The players featured in this six-part series face an even more daunting task than most would in their shoes in any given year because this offseason has been like nothing any of us has experienced in our or even our parent’s lifetimes with the physical restrictions and limitations placed on us all, professional athlete and common folk alike, due to the global pandemic caused by COVID-19.
According to multiple reports in recent weeks, the league and the NFLPA are considering shortening or canceling the entire preseason to give players more time to get into football shape after only being able to attend virtual workouts all offseason and decrease the chances of potentially exposing players, coaches, and other team officials to the virus to play exhibition games. These unfortunate developments have made not only life but making the roster much more difficult for fringe players that need every opportunity they can get to leave enough of a lasting impression on their organizations.
Here is the second Raven on the list of features that needs to have a strong training camp and preseason—if there is one—to keep his hopes and dreams alive, at least with this team:
S DeShon Elliott:
When healthy the sixth-round pick out of Texas in 2018 has flashed difference-making potential in practice, preseason games, and some regular-season action last year as a versatile piece in the backend of the Ravens’ defense.
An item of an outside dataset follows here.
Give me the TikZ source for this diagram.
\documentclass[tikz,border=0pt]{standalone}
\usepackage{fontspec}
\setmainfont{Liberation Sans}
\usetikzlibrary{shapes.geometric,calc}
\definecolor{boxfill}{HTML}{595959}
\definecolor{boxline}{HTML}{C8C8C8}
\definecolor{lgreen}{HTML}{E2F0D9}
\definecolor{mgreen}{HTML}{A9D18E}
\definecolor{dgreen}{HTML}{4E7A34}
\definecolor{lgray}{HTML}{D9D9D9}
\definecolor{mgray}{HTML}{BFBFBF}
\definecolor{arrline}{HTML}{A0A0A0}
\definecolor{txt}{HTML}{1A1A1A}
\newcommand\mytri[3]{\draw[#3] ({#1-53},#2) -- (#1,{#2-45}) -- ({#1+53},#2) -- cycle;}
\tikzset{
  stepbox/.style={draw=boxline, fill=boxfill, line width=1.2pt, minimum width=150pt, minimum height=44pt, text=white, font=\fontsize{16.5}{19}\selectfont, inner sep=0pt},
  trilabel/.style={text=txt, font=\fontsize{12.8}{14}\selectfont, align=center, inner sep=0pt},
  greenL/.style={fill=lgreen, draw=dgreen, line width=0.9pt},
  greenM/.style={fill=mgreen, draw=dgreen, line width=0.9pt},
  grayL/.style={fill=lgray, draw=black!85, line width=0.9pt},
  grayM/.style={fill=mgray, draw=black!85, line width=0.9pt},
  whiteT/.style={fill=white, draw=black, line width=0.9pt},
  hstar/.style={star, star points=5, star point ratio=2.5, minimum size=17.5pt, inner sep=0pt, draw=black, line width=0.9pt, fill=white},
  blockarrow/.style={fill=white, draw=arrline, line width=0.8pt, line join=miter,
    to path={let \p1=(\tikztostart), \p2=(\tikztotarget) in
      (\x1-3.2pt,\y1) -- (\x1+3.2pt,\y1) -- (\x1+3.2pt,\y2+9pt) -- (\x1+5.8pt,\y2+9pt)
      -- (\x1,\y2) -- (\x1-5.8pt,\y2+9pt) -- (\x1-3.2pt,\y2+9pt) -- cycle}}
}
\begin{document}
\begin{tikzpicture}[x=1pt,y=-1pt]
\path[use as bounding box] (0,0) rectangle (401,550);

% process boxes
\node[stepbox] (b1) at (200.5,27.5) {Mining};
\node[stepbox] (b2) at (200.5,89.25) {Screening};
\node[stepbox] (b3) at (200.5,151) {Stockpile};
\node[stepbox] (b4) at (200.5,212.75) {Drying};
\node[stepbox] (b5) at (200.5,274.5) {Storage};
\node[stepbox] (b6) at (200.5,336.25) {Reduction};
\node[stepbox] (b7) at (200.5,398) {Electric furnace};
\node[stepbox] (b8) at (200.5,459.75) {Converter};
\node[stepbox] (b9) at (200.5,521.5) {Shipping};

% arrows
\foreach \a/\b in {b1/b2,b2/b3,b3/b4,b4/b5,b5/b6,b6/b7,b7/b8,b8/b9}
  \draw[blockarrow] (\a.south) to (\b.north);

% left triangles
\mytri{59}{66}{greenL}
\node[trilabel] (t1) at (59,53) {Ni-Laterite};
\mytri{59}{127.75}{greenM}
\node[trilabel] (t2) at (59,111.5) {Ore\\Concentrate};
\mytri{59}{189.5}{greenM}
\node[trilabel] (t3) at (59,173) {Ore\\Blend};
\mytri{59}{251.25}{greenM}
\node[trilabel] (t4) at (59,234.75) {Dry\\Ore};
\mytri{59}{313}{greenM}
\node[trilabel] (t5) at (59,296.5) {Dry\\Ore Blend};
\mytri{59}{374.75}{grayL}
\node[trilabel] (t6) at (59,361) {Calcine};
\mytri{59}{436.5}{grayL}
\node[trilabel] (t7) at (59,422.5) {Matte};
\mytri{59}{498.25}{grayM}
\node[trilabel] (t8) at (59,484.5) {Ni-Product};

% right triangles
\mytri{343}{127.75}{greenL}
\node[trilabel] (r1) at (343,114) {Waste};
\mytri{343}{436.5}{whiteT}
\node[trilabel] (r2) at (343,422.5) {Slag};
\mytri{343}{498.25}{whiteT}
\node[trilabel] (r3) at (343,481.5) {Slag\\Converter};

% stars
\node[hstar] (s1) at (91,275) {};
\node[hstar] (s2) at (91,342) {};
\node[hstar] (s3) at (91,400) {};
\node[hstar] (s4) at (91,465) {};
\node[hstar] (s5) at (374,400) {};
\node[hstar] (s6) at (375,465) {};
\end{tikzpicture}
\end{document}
Injuries have kept him from realizing the full extent of that potential and prevented him from carving out a defined role in the secondary as well as being viewed as a virtual lock to make the roster.
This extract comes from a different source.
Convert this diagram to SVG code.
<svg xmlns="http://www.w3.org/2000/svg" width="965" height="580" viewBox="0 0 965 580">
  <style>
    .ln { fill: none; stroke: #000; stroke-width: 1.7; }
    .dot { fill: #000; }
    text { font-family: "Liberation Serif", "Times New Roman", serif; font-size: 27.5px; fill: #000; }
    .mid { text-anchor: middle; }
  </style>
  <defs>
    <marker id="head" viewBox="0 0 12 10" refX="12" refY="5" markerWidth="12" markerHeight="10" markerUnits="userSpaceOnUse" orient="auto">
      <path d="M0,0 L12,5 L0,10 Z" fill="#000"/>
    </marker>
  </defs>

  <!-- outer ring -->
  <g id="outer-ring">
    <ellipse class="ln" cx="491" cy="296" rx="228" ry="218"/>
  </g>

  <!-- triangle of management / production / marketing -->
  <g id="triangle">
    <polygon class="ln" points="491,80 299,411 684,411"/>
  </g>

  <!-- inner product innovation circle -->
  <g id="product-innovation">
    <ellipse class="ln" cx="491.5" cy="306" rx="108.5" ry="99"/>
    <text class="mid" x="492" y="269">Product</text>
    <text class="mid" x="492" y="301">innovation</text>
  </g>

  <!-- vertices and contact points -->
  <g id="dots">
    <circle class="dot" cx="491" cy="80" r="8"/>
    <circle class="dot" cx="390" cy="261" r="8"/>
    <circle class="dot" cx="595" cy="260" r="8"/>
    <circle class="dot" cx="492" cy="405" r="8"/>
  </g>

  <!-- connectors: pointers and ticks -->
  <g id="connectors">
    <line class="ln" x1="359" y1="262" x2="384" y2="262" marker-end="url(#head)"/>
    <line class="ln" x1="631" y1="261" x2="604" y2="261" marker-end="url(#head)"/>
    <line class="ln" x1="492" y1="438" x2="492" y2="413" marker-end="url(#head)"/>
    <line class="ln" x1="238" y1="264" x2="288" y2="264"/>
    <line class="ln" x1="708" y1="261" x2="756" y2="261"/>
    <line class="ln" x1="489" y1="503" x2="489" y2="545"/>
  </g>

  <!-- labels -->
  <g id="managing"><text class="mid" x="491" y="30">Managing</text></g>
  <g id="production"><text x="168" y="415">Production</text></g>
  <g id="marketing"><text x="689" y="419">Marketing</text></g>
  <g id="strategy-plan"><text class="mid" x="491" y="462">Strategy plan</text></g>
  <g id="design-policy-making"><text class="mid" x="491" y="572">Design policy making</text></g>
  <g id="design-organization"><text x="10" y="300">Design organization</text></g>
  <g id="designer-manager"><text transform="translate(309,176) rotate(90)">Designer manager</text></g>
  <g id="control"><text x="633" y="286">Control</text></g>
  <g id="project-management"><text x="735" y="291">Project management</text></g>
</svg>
A broken forearm in the Ravens’ fourth preseason tilt ended his rookie season before it began but he showed great ball skills and playmaking ability before he went down. Last season he made the roster and appeared in six regular-season games before landing on injured reserve with a season-ending knee injury. He was seeing more and more time on defense before he got injured and was coming off his best regular-season game against the division rival Cincinnati Bengals in Week 6 where he played a career-high 27 snaps and recorded a tackle and athletic pass breakup on a deep ball intended for Tyler Boyd.
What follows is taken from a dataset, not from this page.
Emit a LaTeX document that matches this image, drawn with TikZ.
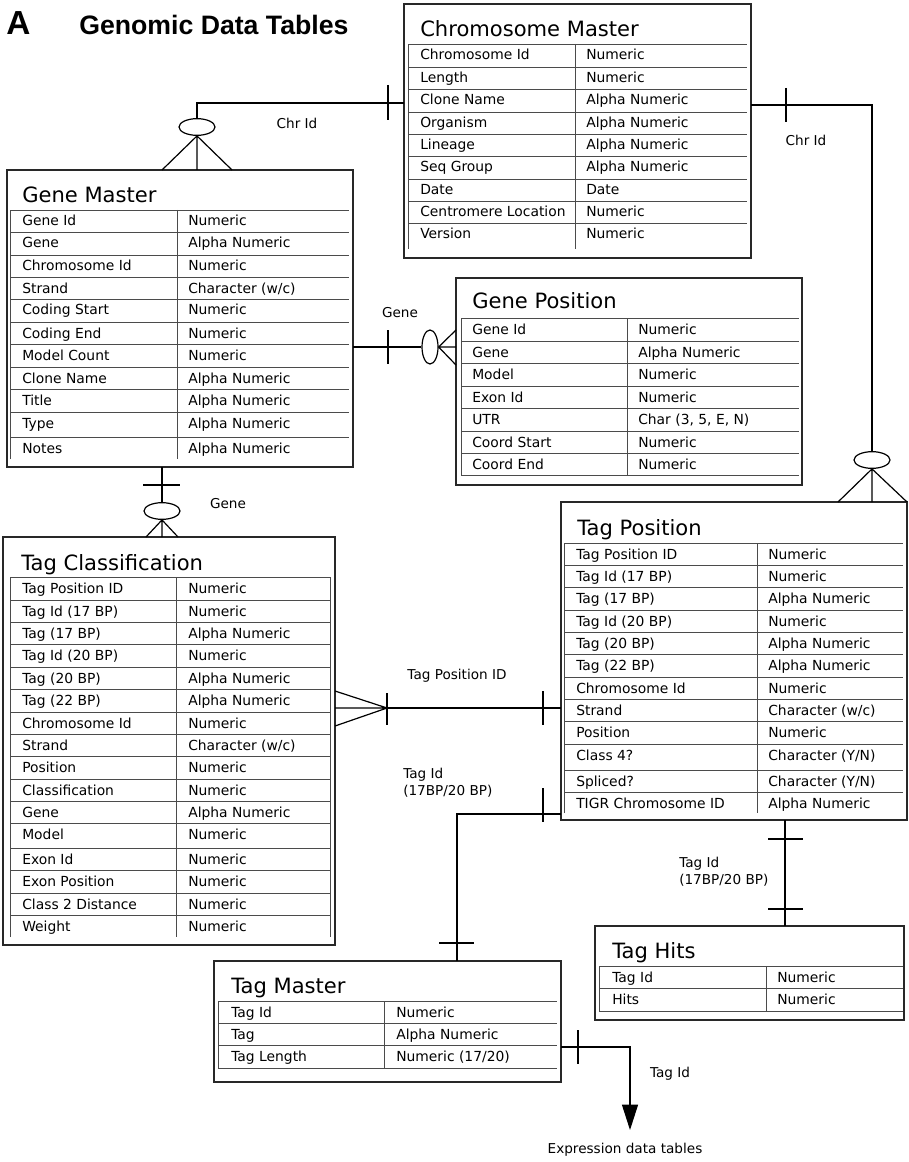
\documentclass[tikz,border=0pt]{standalone}
\usepackage{fontspec}
\setmainfont{DejaVu Sans}
\newfontfamily\headfont{Liberation Sans}
\usepackage{tikz}
\usetikzlibrary{positioning,shapes.geometric,arrows.meta,fit}
\definecolor{boxline}{RGB}{40,40,40}
\definecolor{gridline}{RGB}{75,75,75}
\tikzset{
  tablebox/.style={draw=boxline, line width=1.3pt, inner sep=0pt},
  tabletitle/.style={anchor=base west, inner sep=0pt, font=\fontsize{15.8}{18}\selectfont},
  celltxt/.style={anchor=base west, inner sep=0pt, font=\fontsize{10.4}{12}\selectfont},
  gridrule/.style={draw=gridline, line width=0.7pt},
  conn/.style={draw=black, line width=0.9pt},
  ring/.style={ellipse, draw=black, line width=0.9pt, inner sep=0pt,
               minimum width=27pt, minimum height=12.5pt},
  vring/.style={ring, minimum width=12pt, minimum height=25.5pt},
  linklabel/.style={font=\fontsize{10.2}{13}\selectfont, inner sep=0pt, align=left}
}

\begin{document}
\begin{tikzpicture}[x=0.75pt, y=-0.75pt]
  \useasboundingbox (0,0) rectangle (908,1162);

  \node[font=\headfont\bfseries\fontsize{25}{28}\selectfont, anchor=base west, inner sep=0pt]
       (panel) at (6,35) {A};
  \node[font=\headfont\bfseries\fontsize{20}{22}\selectfont, anchor=base west, inner sep=0pt]
       (heading) at (79,35) {Genomic Data Tables};

  % Chromosome Master
  \node[tablebox, fit={(404,4) (751,258)}] (chrmaster) {};
  \node[tabletitle] (chrmaster-title) at (420,37) {Chromosome Master};
  \draw[gridrule] (408,249) -- (408,44) (575,44) -- (575,249);
  \foreach \y/\f/\t [count=\i] in {44/Chromosome Id/Numeric, 67/Length/Numeric,
      89/Clone Name/Alpha Numeric, 112/Organism/Alpha Numeric, 134/Lineage/Alpha Numeric,
      156/Seq Group/Alpha Numeric, 179/Date/Date, 201/Centromere Location/Numeric,
      223/Version/Numeric} {
    \draw[gridrule] (408,\y) -- (747,\y);
    \node[celltxt] (chrmaster-f\i) at (420,\y+16) {\f};
    \node[celltxt] (chrmaster-t\i) at (586,\y+16) {\t};
  }

  % Gene Master
  \node[tablebox, fit={(7,170) (353,467)}] (genemaster) {};
  \node[tabletitle] (genemaster-title) at (22,203) {Gene Master};
  \draw[gridrule] (10,459) -- (10,210) (177,210) -- (177,459);
  \foreach \y/\f/\t [count=\i] in {210/Gene Id/Numeric, 232/Gene/Alpha Numeric,
      255/Chromosome Id/Numeric, 277/Strand/{Character (w/c)}, 299/Coding Start/Numeric,
      322/Coding End/Numeric, 344/Model Count/Numeric, 367/Clone Name/Alpha Numeric,
      389/Title/Alpha Numeric, 412/Type/Alpha Numeric, 437/Notes/Alpha Numeric} {
    \draw[gridrule] (10,\y) -- (349,\y);
    \node[celltxt] (genemaster-f\i) at (22,\y+16) {\f};
    \node[celltxt] (genemaster-t\i) at (188,\y+16) {\t};
  }

  % Gene Position
  \node[tablebox, fit={(456,278) (802,485)}] (genepos) {};
  \node[tabletitle] (genepos-title) at (472,309) {Gene Position};
  \draw[gridrule] (461,475) -- (461,318) (627,318) -- (627,475) (461,475) -- (799,475);
  \foreach \y/\f/\t [count=\i] in {318/Gene Id/Numeric, 341/Gene/Alpha Numeric,
      363/Model/Numeric, 386/Exon Id/Numeric, {408/UTR/Char (3, 5, E, N)},
      431/Coord Start/Numeric, 453/Coord End/Numeric} {
    \draw[gridrule] (461,\y) -- (799,\y);
    \node[celltxt] (genepos-f\i) at (472,\y+16) {\f};
    \node[celltxt] (genepos-t\i) at (638,\y+16) {\t};
  }

  % Tag Position
  \node[tablebox, fit={(561,502) (907,820)}] (tagpos) {};
  \node[tabletitle] (tagpos-title) at (577,535) {Tag Position};
  \draw[gridrule] (564,813) -- (564,543) (757,543) -- (757,813);
  \foreach \y/\f/\t [count=\i] in {543/Tag Position ID/Numeric, 565/Tag Id (17 BP)/Numeric,
      587/Tag (17 BP)/Alpha Numeric, 610/Tag Id (20 BP)/Numeric, 632/Tag (20 BP)/Alpha Numeric,
      654/Tag (22 BP)/Alpha Numeric, 677/Chromosome Id/Numeric, 699/Strand/{Character (w/c)},
      721/Position/Numeric, 744/Class 4?/{Character (Y/N)}, 770/Spliced?/{Character (Y/N)},
      792/TIGR Chromosome ID/Alpha Numeric} {
    \draw[gridrule] (564,\y) -- (903,\y);
    \node[celltxt] (tagpos-f\i) at (576,\y+16) {\f};
    \node[celltxt] (tagpos-t\i) at (768,\y+16) {\t};
  }

  % Tag Classification
  \node[tablebox, fit={(3,537) (335,945)}] (tagclass) {};
  \node[tabletitle] (tagclass-title) at (21,570) {Tag Classification};
  \draw[gridrule] (10,937) -- (10,577) (176,577) -- (176,937) (330,577) -- (330,937);
  \foreach \y/\f/\t [count=\i] in {577/Tag Position ID/Numeric, 600/Tag Id (17 BP)/Numeric,
      622/Tag (17 BP)/Alpha Numeric, 644/Tag Id (20 BP)/Numeric, 667/Tag (20 BP)/Alpha Numeric,
      689/Tag (22 BP)/Alpha Numeric, 712/Chromosome Id/Numeric, 734/Strand/{Character (w/c)},
      756/Position/Numeric, 779/Classification/Numeric, 801/Gene/Alpha Numeric,
      823/Model/Numeric, 848/Exon Id/Numeric, 870/Exon Position/Numeric,
      893/Class 2 Distance/Numeric, 915/Weight/Numeric} {
    \draw[gridrule] (10,\y) -- (330,\y);
    \node[celltxt] (tagclass-f\i) at (22,\y+16) {\f};
    \node[celltxt] (tagclass-t\i) at (188,\y+16) {\t};
  }

  % Tag Master
  \node[tablebox, fit={(214,961) (561,1082)}] (tagmaster) {};
  \node[tabletitle] (tagmaster-title) at (231,993) {Tag Master};
  \draw[gridrule] (218,1068) -- (218,1001) (384,1001) -- (384,1068) (218,1068) -- (557,1068);
  \foreach \y/\f/\t [count=\i] in {1001/Tag Id/Numeric, 1023/Tag/Alpha Numeric,
      1045/Tag Length/{Numeric (17/20)}} {
    \draw[gridrule] (218,\y) -- (557,\y);
    \node[celltxt] (tagmaster-f\i) at (231,\y+16) {\f};
    \node[celltxt] (tagmaster-t\i) at (396,\y+16) {\t};
  }

  % Tag Hits
  \node[tablebox, fit={(595,926) (904,1020)}] (taghits) {};
  \node[tabletitle] (taghits-title) at (612,958) {Tag Hits};
  \draw[gridrule] (599,1011) -- (599,966) (766,966) -- (766,1011) (599,1011) -- (903,1011);
  \foreach \y/\f/\t [count=\i] in {966/Tag Id/Numeric, 988/Hits/Numeric} {
    \draw[gridrule] (599,\y) -- (903,\y);
    \node[celltxt] (taghits-f\i) at (612,\y+16) {\f};
    \node[celltxt] (taghits-t\i) at (777,\y+16) {\t};
  }

  % rings and attachment points
  \node[ring] (chr-gene-ring) at (197,127) {};
  \node[ring] (chr-tag-ring) at (872,460) {};
  \node[vring] (gene-pos-ring) at (430,347) {};
  \node[ring] (gene-class-ring) at (162,511) {};
  \coordinate (chrmaster-w) at (404,103);
  \coordinate (chrmaster-e) at (751,105);
  \coordinate (genemaster-e) at (353,347);
  \coordinate (genemaster-s) at (162,467);
  \coordinate (tagclass-e) at (387,708);
  \coordinate (tagpos-w) at (561,708);
  \coordinate (tagpos-sw) at (561,814);
  \coordinate (tagmaster-n) at (457,961);
  \coordinate (tagpos-s) at (785,820);
  \coordinate (taghits-n) at (785,926);
  \coordinate (tagmaster-e) at (561,1047);
  \coordinate (expr-in) at (630,1130);

  % Chromosome -> Gene Master
  \draw[conn] (chrmaster-w) -| (chr-gene-ring.north);
  \draw[conn] (388,85) -- (388,120);
  \draw[conn] (162,170) -- (chr-gene-ring.south) -- (232,170)
              (chr-gene-ring.south) -- (197,170);
  \node[linklabel] (chr-gene-lbl) at (297,123) {Chr Id};

  % Chromosome -> Tag Position
  \draw[conn] (chrmaster-e) -| (chr-tag-ring.north);
  \draw[conn] (786,88) -- (786,122);
  \draw[conn] (838,502) -- (chr-tag-ring.south) -- (907,502)
              (chr-tag-ring.south) -- (872,502);
  \node[linklabel] (chr-tag-lbl) at (806,140) {Chr Id};

  % Gene Master -> Gene Position
  \draw[conn] (genemaster-e) -- (gene-pos-ring.west);
  \draw[conn] (388,330) -- (388,364);
  \draw[conn] (456,330) -- (gene-pos-ring.east) -- (456,365)
              (gene-pos-ring.east) -- (456,347);
  \node[linklabel] (gene-pos-lbl) at (400,313) {Gene};

  % Gene Master -> Tag Classification
  \draw[conn] (genemaster-s) -- (gene-class-ring.north);
  \draw[conn] (143,485) -- (180,485);
  \draw[conn] (146,537) -- (gene-class-ring.south) -- (178,537)
              (gene-class-ring.south) -- (162,537);
  \node[linklabel] (gene-class-lbl) at (228,504) {Gene};

  % Tag Classification -> Tag Position
  \draw[conn] (335,691) -- (tagclass-e) -- (335,726) (335,708) -- (tagclass-e);
  \draw[conn] (tagclass-e) -- (tagpos-w);
  \draw[conn] (387,693) -- (387,725) (543,691) -- (543,725);
  \node[linklabel] (class-pos-lbl) at (457,676) {Tag Position ID};

  % Tag Position -> Tag Master
  \draw[conn] (tagpos-sw) -| (tagmaster-n);
  \draw[conn] (543,788) -- (543,822) (439,943) -- (474,943);
  \node[linklabel, anchor=west] (pos-master-lbl) at (403,783) {Tag Id\\(17BP/20 BP)};

  % Tag Position -> Tag Hits
  \draw[conn] (tagpos-s) -- (taghits-n);
  \draw[conn] (768,839) -- (803,839) (768,909) -- (803,909);
  \node[linklabel, anchor=west] (pos-hits-lbl) at (679,872) {Tag Id\\(17BP/20 BP)};

  % Tag Master -> expression tables
  \draw[conn, -{Triangle[width=12pt, length=19pt]}] (tagmaster-e) -| (expr-in);
  \draw[conn] (578,1030) -- (578,1064);
  \node[linklabel] (master-expr-lbl) at (670,1074) {Tag Id};
  \node[linklabel] (expr) at (625,1150) {Expression data tables};
\end{tikzpicture}
\end{document}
The Ravens love deploying their safeties in a myriad of different ways to disguise their coverages and pressures to disrupt the timing of plays called by the opposing offense, blow up plays in the backfield with an unblocked defender or simply force quarterbacks into throwing the ball away or to a lurking underneath defender. If he remains healthy, his coaches will find a way to get him on the field and incorporate him into the game plan. The Ravens have the best and deepest secondary in the league according to most pundits and having a healthy Elliott will bolster their claim, even more, he just has to do his part by spending more time on the field instead of the training room.
The old football cliché “the best ability is availability” couldn’t hold any truer to Elliott’s fate on the 2020 final roster because if he misses anytime during the preseason or training camp once it opens up, it could cost him. The addition of rookie Geno Stone who the team selected in the sixth round out of Iowa and is touted as one of the steals of the draft is another factor that could affect the decision to keep him in the fold. Stone shares many of the same instinctual and playmaking traits in the passing game as Elliott and will be playing on his rookie deal for the next four years not just the next two like the former Longhorn.